Quote every line below exactly and skip any picture.

- **DATA EXTRACT**
□ □ □ □ □ □ □

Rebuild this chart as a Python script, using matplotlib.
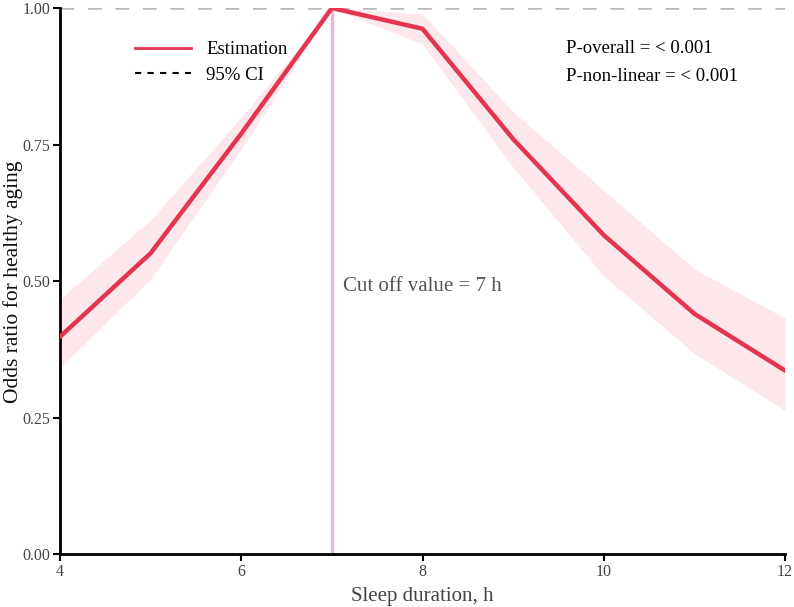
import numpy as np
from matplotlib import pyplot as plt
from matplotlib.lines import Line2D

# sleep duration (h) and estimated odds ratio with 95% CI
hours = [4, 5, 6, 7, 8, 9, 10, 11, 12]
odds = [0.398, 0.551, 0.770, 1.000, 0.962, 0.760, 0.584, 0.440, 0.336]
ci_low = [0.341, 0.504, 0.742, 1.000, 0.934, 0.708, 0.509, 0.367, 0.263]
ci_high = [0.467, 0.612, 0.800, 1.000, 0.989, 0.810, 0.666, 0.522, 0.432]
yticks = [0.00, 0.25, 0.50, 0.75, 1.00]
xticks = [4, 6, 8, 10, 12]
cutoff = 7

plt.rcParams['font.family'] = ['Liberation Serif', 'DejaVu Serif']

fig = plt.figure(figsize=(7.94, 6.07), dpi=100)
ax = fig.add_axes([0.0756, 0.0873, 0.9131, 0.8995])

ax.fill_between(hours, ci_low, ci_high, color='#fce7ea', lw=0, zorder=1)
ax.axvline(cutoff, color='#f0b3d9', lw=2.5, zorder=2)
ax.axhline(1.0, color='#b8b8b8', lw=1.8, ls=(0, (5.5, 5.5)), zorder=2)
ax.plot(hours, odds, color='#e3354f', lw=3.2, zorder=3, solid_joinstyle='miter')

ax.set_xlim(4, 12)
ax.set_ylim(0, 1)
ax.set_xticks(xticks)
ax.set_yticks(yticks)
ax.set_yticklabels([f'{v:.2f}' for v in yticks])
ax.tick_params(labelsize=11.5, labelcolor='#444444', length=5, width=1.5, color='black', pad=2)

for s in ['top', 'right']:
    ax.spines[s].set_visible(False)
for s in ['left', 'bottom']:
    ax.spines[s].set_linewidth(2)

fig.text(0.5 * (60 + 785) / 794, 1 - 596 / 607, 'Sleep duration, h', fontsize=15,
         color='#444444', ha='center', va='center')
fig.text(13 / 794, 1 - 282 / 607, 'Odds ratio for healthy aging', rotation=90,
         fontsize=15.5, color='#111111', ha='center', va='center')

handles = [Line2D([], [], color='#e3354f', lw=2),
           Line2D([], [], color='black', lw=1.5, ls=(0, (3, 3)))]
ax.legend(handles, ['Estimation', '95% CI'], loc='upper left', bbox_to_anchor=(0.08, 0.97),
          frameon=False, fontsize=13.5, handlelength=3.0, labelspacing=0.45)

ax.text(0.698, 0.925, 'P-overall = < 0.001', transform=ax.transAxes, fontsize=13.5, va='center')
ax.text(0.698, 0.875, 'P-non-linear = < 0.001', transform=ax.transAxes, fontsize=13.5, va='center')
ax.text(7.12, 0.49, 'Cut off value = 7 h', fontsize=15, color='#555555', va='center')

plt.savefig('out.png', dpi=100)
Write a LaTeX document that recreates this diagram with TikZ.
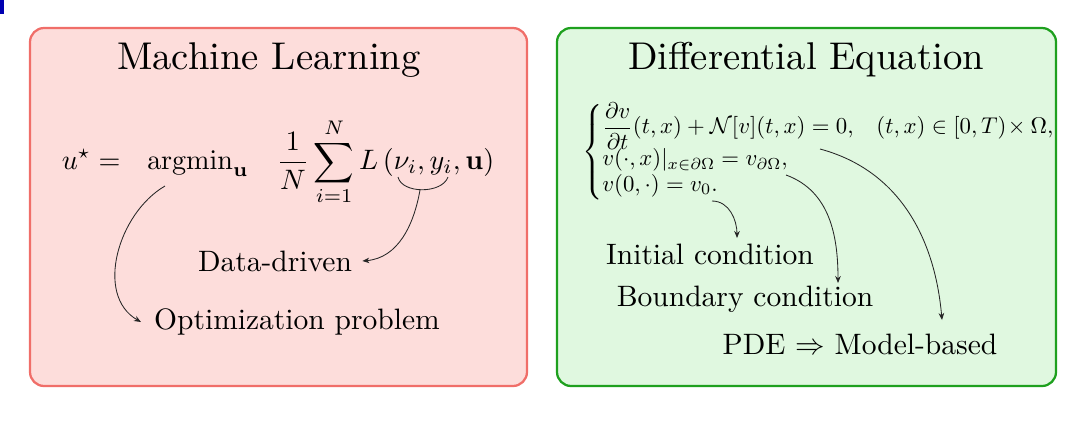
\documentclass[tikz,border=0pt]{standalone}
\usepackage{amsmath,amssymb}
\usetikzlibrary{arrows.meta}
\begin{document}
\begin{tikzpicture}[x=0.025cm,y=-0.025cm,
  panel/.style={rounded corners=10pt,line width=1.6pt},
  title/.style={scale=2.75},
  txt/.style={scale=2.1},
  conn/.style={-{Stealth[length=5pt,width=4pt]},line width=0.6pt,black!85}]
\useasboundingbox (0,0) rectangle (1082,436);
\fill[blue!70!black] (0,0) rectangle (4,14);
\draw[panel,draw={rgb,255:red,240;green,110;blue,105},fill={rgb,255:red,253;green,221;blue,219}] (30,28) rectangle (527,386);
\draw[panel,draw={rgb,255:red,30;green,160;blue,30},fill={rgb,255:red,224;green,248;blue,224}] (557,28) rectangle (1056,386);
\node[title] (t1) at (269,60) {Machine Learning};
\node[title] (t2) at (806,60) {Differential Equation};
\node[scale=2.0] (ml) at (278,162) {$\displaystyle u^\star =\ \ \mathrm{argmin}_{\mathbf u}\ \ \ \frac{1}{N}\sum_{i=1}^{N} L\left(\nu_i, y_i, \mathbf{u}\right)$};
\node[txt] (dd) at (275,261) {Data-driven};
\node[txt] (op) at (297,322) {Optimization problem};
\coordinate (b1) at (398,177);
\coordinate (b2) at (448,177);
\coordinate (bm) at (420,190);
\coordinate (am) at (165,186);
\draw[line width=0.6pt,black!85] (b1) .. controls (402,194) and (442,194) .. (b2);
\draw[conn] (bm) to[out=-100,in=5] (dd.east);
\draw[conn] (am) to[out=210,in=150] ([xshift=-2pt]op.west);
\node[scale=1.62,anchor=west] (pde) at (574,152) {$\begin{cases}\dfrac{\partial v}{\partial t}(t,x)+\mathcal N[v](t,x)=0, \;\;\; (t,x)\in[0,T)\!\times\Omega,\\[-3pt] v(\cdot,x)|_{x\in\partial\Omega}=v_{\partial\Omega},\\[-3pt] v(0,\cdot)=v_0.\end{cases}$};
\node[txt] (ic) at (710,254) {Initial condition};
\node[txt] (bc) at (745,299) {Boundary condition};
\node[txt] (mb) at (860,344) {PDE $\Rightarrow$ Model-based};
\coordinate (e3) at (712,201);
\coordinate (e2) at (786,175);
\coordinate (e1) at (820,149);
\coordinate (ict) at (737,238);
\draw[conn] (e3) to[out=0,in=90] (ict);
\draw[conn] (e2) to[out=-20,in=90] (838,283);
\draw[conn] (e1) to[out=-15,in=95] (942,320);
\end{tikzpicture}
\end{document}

□ □ □ □ □ □ □

- **SOLUTION TO THE EXERCISE**
Rebuild this chart as a Python script, using matplotlib.
import numpy as np
from matplotlib import pyplot as plt
from matplotlib.lines import Line2D

# sleep duration (h) and estimated odds ratio with 95% CI
hours = [4, 5, 6, 7, 8, 9, 10, 11, 12]
odds = [0.398, 0.551, 0.770, 1.000, 0.962, 0.760, 0.584, 0.440, 0.336]
ci_low = [0.341, 0.504, 0.742, 1.000, 0.934, 0.708, 0.509, 0.367, 0.263]
ci_high = [0.467, 0.612, 0.800, 1.000, 0.989, 0.810, 0.666, 0.522, 0.432]
yticks = [0.00, 0.25, 0.50, 0.75, 1.00]
xticks = [4, 6, 8, 10, 12]
cutoff = 7

plt.rcParams['font.family'] = ['Liberation Serif', 'DejaVu Serif']

fig = plt.figure(figsize=(7.94, 6.07), dpi=100)
ax = fig.add_axes([0.0756, 0.0873, 0.9131, 0.8995])

ax.fill_between(hours, ci_low, ci_high, color='#fce7ea', lw=0, zorder=1)
ax.axvline(cutoff, color='#f0b3d9', lw=2.5, zorder=2)
ax.axhline(1.0, color='#b8b8b8', lw=1.8, ls=(0, (5.5, 5.5)), zorder=2)
ax.plot(hours, odds, color='#e3354f', lw=3.2, zorder=3, solid_joinstyle='miter')

ax.set_xlim(4, 12)
ax.set_ylim(0, 1)
ax.set_xticks(xticks)
ax.set_yticks(yticks)
ax.set_yticklabels([f'{v:.2f}' for v in yticks])
ax.tick_params(labelsize=11.5, labelcolor='#444444', length=5, width=1.5, color='black', pad=2)

for s in ['top', 'right']:
    ax.spines[s].set_visible(False)
for s in ['left', 'bottom']:
    ax.spines[s].set_linewidth(2)

fig.text(0.5 * (60 + 785) / 794, 1 - 596 / 607, 'Sleep duration, h', fontsize=15,
         color='#444444', ha='center', va='center')
fig.text(13 / 794, 1 - 282 / 607, 'Odds ratio for healthy aging', rotation=90,
         fontsize=15.5, color='#111111', ha='center', va='center')

handles = [Line2D([], [], color='#e3354f', lw=2),
           Line2D([], [], color='black', lw=1.5, ls=(0, (3, 3)))]
ax.legend(handles, ['Estimation', '95% CI'], loc='upper left', bbox_to_anchor=(0.08, 0.97),
          frameon=False, fontsize=13.5, handlelength=3.0, labelspacing=0.45)

ax.text(0.698, 0.925, 'P-overall = < 0.001', transform=ax.transAxes, fontsize=13.5, va='center')
ax.text(0.698, 0.875, 'P-non-linear = < 0.001', transform=ax.transAxes, fontsize=13.5, va='center')
ax.text(7.12, 0.49, 'Cut off value = 7 h', fontsize=15, color='#555555', va='center')

plt.savefig('out.png', dpi=100)
Write a LaTeX document that recreates this diagram with TikZ.
\documentclass[tikz,border=0pt]{standalone}
\usepackage{amsmath,amssymb}
\usetikzlibrary{arrows.meta}
\begin{document}
\begin{tikzpicture}[x=0.025cm,y=-0.025cm,
  panel/.style={rounded corners=10pt,line width=1.6pt},
  title/.style={scale=2.75},
  txt/.style={scale=2.1},
  conn/.style={-{Stealth[length=5pt,width=4pt]},line width=0.6pt,black!85}]
\useasboundingbox (0,0) rectangle (1082,436);
\fill[blue!70!black] (0,0) rectangle (4,14);
\draw[panel,draw={rgb,255:red,240;green,110;blue,105},fill={rgb,255:red,253;green,221;blue,219}] (30,28) rectangle (527,386);
\draw[panel,draw={rgb,255:red,30;green,160;blue,30},fill={rgb,255:red,224;green,248;blue,224}] (557,28) rectangle (1056,386);
\node[title] (t1) at (269,60) {Machine Learning};
\node[title] (t2) at (806,60) {Differential Equation};
\node[scale=2.0] (ml) at (278,162) {$\displaystyle u^\star =\ \ \mathrm{argmin}_{\mathbf u}\ \ \ \frac{1}{N}\sum_{i=1}^{N} L\left(\nu_i, y_i, \mathbf{u}\right)$};
\node[txt] (dd) at (275,261) {Data-driven};
\node[txt] (op) at (297,322) {Optimization problem};
\coordinate (b1) at (398,177);
\coordinate (b2) at (448,177);
\coordinate (bm) at (420,190);
\coordinate (am) at (165,186);
\draw[line width=0.6pt,black!85] (b1) .. controls (402,194) and (442,194) .. (b2);
\draw[conn] (bm) to[out=-100,in=5] (dd.east);
\draw[conn] (am) to[out=210,in=150] ([xshift=-2pt]op.west);
\node[scale=1.62,anchor=west] (pde) at (574,152) {$\begin{cases}\dfrac{\partial v}{\partial t}(t,x)+\mathcal N[v](t,x)=0, \;\;\; (t,x)\in[0,T)\!\times\Omega,\\[-3pt] v(\cdot,x)|_{x\in\partial\Omega}=v_{\partial\Omega},\\[-3pt] v(0,\cdot)=v_0.\end{cases}$};
\node[txt] (ic) at (710,254) {Initial condition};
\node[txt] (bc) at (745,299) {Boundary condition};
\node[txt] (mb) at (860,344) {PDE $\Rightarrow$ Model-based};
\coordinate (e3) at (712,201);
\coordinate (e2) at (786,175);
\coordinate (e1) at (820,149);
\coordinate (ict) at (737,238);
\draw[conn] (e3) to[out=0,in=90] (ict);
\draw[conn] (e2) to[out=-20,in=90] (838,283);
\draw[conn] (e1) to[out=-15,in=95] (942,320);
\end{tikzpicture}
\end{document}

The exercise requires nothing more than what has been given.